Copy the listing verbatim, excluding any images found in it.
= = = = =
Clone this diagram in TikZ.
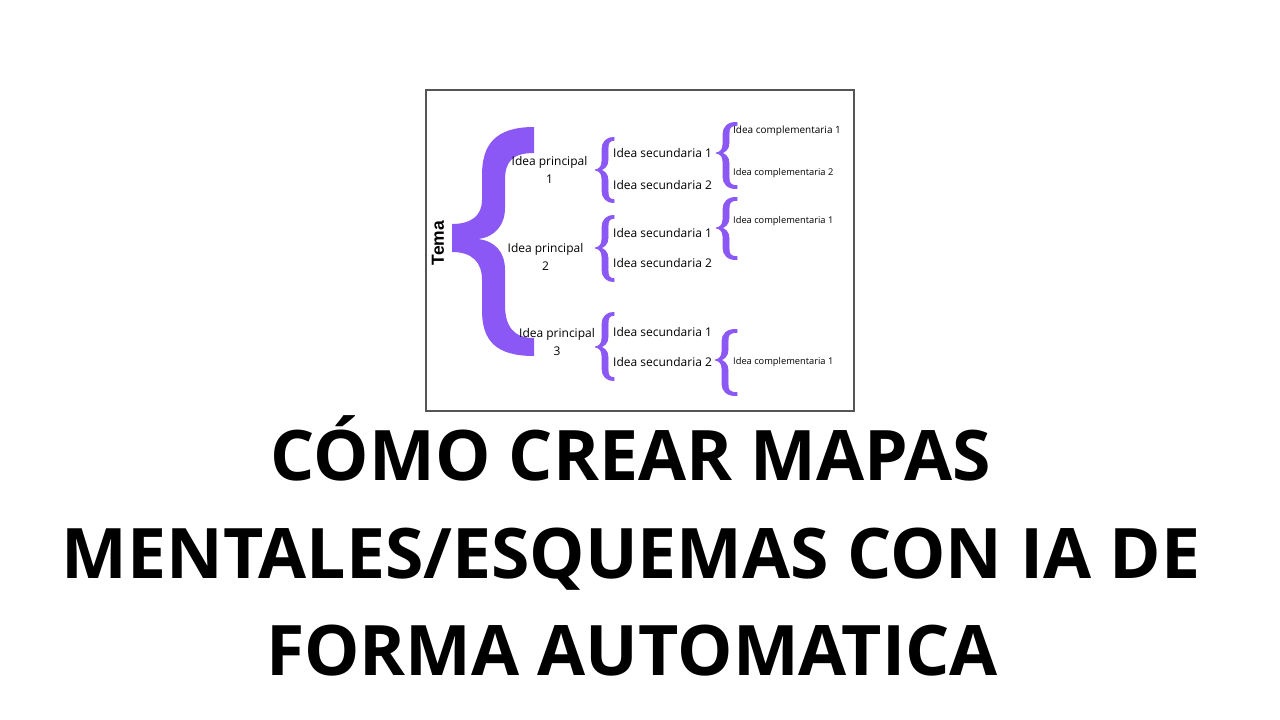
\documentclass[tikz,border=0pt]{standalone}
\usepackage{fontspec}
\setmainfont{Open Sans}
\newfontfamily\temafont{Liberation Sans}
\definecolor{bpurple}{RGB}{139,88,245}
\definecolor{framegray}{RGB}{85,85,85}
% #1 tip x, #2 stem x, #3 end x, #4 top y, #5 tip y, #6 bottom y
\newcommand\mybrace[6]{%
  \filldraw[brc] (#3,{#4-1.6})
    .. controls ({#2+2},{#4-2}) and ({#2-3},{#4+3}) .. ({#2-3},{#4+10})
    -- ({#2-3},{#5-9})
    .. controls ({#2-3},{#5-3}) and ({#1+4},{#5-0.6}) .. (#1,#5)
    .. controls ({#1+4},{#5+0.6}) and ({#2-3},{#5+3}) .. ({#2-3},{#5+9})
    -- ({#2-3},{#6-10})
    .. controls ({#2-3},{#6-3}) and ({#2+2},{#6+2}) .. (#3,{#6+1.6})
    -- (#3,{#6-1.4})
    .. controls ({#2+4},{#6-1.6}) and ({#2+3},{#6-4}) .. ({#2+3},{#6-10})
    -- ({#2+3},{#5+10})
    .. controls ({#2+3},{#5+4}) and ({#2-1},{#5+0.6}) .. ({#1+5},#5)
    .. controls ({#2-1},{#5-0.6}) and ({#2+3},{#5-4}) .. ({#2+3},{#5-10})
    -- ({#2+3},{#4+10})
    .. controls ({#2+3},{#4+4}) and ({#2+4},{#4+1.6}) .. (#3,{#4+1.4})
    -- cycle;}
\tikzset{
  brc/.style={fill=bpurple, draw=bpurple, line width=0.8pt, line join=round},
  titletxt/.style={anchor=base, inner sep=0pt, font=\fontsize{69.7}{80}\selectfont\bfseries},
  sectxt/.style={anchor=west, inner sep=0pt, font=\fontsize{12}{14}\selectfont},
  comptxt/.style={anchor=west, inner sep=0pt, font=\fontsize{9.3}{11}\selectfont},
  prtxt/.style={align=center, inner sep=0pt, font=\fontsize{12}{18}\selectfont},
}
\begin{document}
\begin{tikzpicture}[x=1pt,y=-1pt]
\useasboundingbox (0,0) rectangle (1280,720);
\fill[white] (0,0) rectangle (1280,720);
% frame
\draw[framegray, line width=2.6pt, fill=white] (426,90) rectangle (854,411);
% big brace
\fill[bpurple] (534,127) .. controls (495,127) and (482,145) .. (482,175) -- (482,200)
  .. controls (482,215) and (472,224) .. (452,224) -- (452,252)
  .. controls (472,252) and (482,262) .. (482,280) -- (482,310)
  .. controls (482,340) and (495,356) .. (534,356) -- (534,338)
  .. controls (515,338) and (505,328) .. (505,305) -- (505,270)
  .. controls (505,252) and (495,241) .. (478,239)
  .. controls (495,237) and (505,225) .. (505,208) -- (505,180)
  .. controls (505,162) and (512,153) .. (534,153) -- cycle;
% Tema
\node[rotate=90, inner sep=0pt, font=\temafont\fontsize{17.5}{20}\selectfont\bfseries] (tema) at (438,243) {Tema};
% principal ideas
\node[prtxt] (p1) at (549.5,170) {Idea principal\\1};
\node[prtxt] (p2) at (545.5,257) {Idea principal\\2};
\node[prtxt] (p3) at (557,342) {Idea principal\\3};
% secondary braces
\mybrace{595}{605}{614}{139}{170}{201}
\mybrace{595}{605}{614}{217}{248}{280}
\mybrace{595}{605}{614}{314}{347}{379}
% secondary ideas
\node[sectxt] (s11) at (613,153) {Idea secundaria 1};
\node[sectxt] (s12) at (613,185) {Idea secundaria 2};
\node[sectxt] (s21) at (613,233) {Idea secundaria 1};
\node[sectxt] (s22) at (613,263) {Idea secundaria 2};
\node[sectxt] (s31) at (613,331.5) {Idea secundaria 1};
\node[sectxt] (s32) at (613,361.5) {Idea secundaria 2};
% complementary braces
\mybrace{716}{726}{737}{124}{153}{187}
\mybrace{716}{726}{737}{199}{228}{258}
\mybrace{715}{725}{737}{331}{360}{394}
% complementary ideas
\node[comptxt, font=\fontsize{10}{12}\selectfont] (c11) at (733,131) {Idea complementaria 1};
\node[comptxt] (c12) at (733,173) {Idea complementaria 2};
\node[comptxt] (c21) at (733,221) {Idea complementaria 1};
\node[comptxt] (c31) at (733,362) {Idea complementaria 1};
% title
\node[titletxt] (t1) at (631,480) {CÓMO CREAR MAPAS};
\node[titletxt] (t2) at (631,578) {MENTALES/ESQUEMAS CON IA DE};
\node[titletxt] (t3) at (632,675) {FORMA AUTOMATICA};
\end{tikzpicture}
\end{document}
= = = = =
• _Finished answer_
Clone this diagram in TikZ.
\documentclass[tikz,border=0pt]{standalone}
\usepackage{fontspec}
\setmainfont{Open Sans}
\newfontfamily\temafont{Liberation Sans}
\definecolor{bpurple}{RGB}{139,88,245}
\definecolor{framegray}{RGB}{85,85,85}
% #1 tip x, #2 stem x, #3 end x, #4 top y, #5 tip y, #6 bottom y
\newcommand\mybrace[6]{%
  \filldraw[brc] (#3,{#4-1.6})
    .. controls ({#2+2},{#4-2}) and ({#2-3},{#4+3}) .. ({#2-3},{#4+10})
    -- ({#2-3},{#5-9})
    .. controls ({#2-3},{#5-3}) and ({#1+4},{#5-0.6}) .. (#1,#5)
    .. controls ({#1+4},{#5+0.6}) and ({#2-3},{#5+3}) .. ({#2-3},{#5+9})
    -- ({#2-3},{#6-10})
    .. controls ({#2-3},{#6-3}) and ({#2+2},{#6+2}) .. (#3,{#6+1.6})
    -- (#3,{#6-1.4})
    .. controls ({#2+4},{#6-1.6}) and ({#2+3},{#6-4}) .. ({#2+3},{#6-10})
    -- ({#2+3},{#5+10})
    .. controls ({#2+3},{#5+4}) and ({#2-1},{#5+0.6}) .. ({#1+5},#5)
    .. controls ({#2-1},{#5-0.6}) and ({#2+3},{#5-4}) .. ({#2+3},{#5-10})
    -- ({#2+3},{#4+10})
    .. controls ({#2+3},{#4+4}) and ({#2+4},{#4+1.6}) .. (#3,{#4+1.4})
    -- cycle;}
\tikzset{
  brc/.style={fill=bpurple, draw=bpurple, line width=0.8pt, line join=round},
  titletxt/.style={anchor=base, inner sep=0pt, font=\fontsize{69.7}{80}\selectfont\bfseries},
  sectxt/.style={anchor=west, inner sep=0pt, font=\fontsize{12}{14}\selectfont},
  comptxt/.style={anchor=west, inner sep=0pt, font=\fontsize{9.3}{11}\selectfont},
  prtxt/.style={align=center, inner sep=0pt, font=\fontsize{12}{18}\selectfont},
}
\begin{document}
\begin{tikzpicture}[x=1pt,y=-1pt]
\useasboundingbox (0,0) rectangle (1280,720);
\fill[white] (0,0) rectangle (1280,720);
% frame
\draw[framegray, line width=2.6pt, fill=white] (426,90) rectangle (854,411);
% big brace
\fill[bpurple] (534,127) .. controls (495,127) and (482,145) .. (482,175) -- (482,200)
  .. controls (482,215) and (472,224) .. (452,224) -- (452,252)
  .. controls (472,252) and (482,262) .. (482,280) -- (482,310)
  .. controls (482,340) and (495,356) .. (534,356) -- (534,338)
  .. controls (515,338) and (505,328) .. (505,305) -- (505,270)
  .. controls (505,252) and (495,241) .. (478,239)
  .. controls (495,237) and (505,225) .. (505,208) -- (505,180)
  .. controls (505,162) and (512,153) .. (534,153) -- cycle;
% Tema
\node[rotate=90, inner sep=0pt, font=\temafont\fontsize{17.5}{20}\selectfont\bfseries] (tema) at (438,243) {Tema};
% principal ideas
\node[prtxt] (p1) at (549.5,170) {Idea principal\\1};
\node[prtxt] (p2) at (545.5,257) {Idea principal\\2};
\node[prtxt] (p3) at (557,342) {Idea principal\\3};
% secondary braces
\mybrace{595}{605}{614}{139}{170}{201}
\mybrace{595}{605}{614}{217}{248}{280}
\mybrace{595}{605}{614}{314}{347}{379}
% secondary ideas
\node[sectxt] (s11) at (613,153) {Idea secundaria 1};
\node[sectxt] (s12) at (613,185) {Idea secundaria 2};
\node[sectxt] (s21) at (613,233) {Idea secundaria 1};
\node[sectxt] (s22) at (613,263) {Idea secundaria 2};
\node[sectxt] (s31) at (613,331.5) {Idea secundaria 1};
\node[sectxt] (s32) at (613,361.5) {Idea secundaria 2};
% complementary braces
\mybrace{716}{726}{737}{124}{153}{187}
\mybrace{716}{726}{737}{199}{228}{258}
\mybrace{715}{725}{737}{331}{360}{394}
% complementary ideas
\node[comptxt, font=\fontsize{10}{12}\selectfont] (c11) at (733,131) {Idea complementaria 1};
\node[comptxt] (c12) at (733,173) {Idea complementaria 2};
\node[comptxt] (c21) at (733,221) {Idea complementaria 1};
\node[comptxt] (c31) at (733,362) {Idea complementaria 1};
% title
\node[titletxt] (t1) at (631,480) {CÓMO CREAR MAPAS};
\node[titletxt] (t2) at (631,578) {MENTALES/ESQUEMAS CON IA DE};
\node[titletxt] (t3) at (632,675) {FORMA AUTOMATICA};
\end{tikzpicture}
\end{document}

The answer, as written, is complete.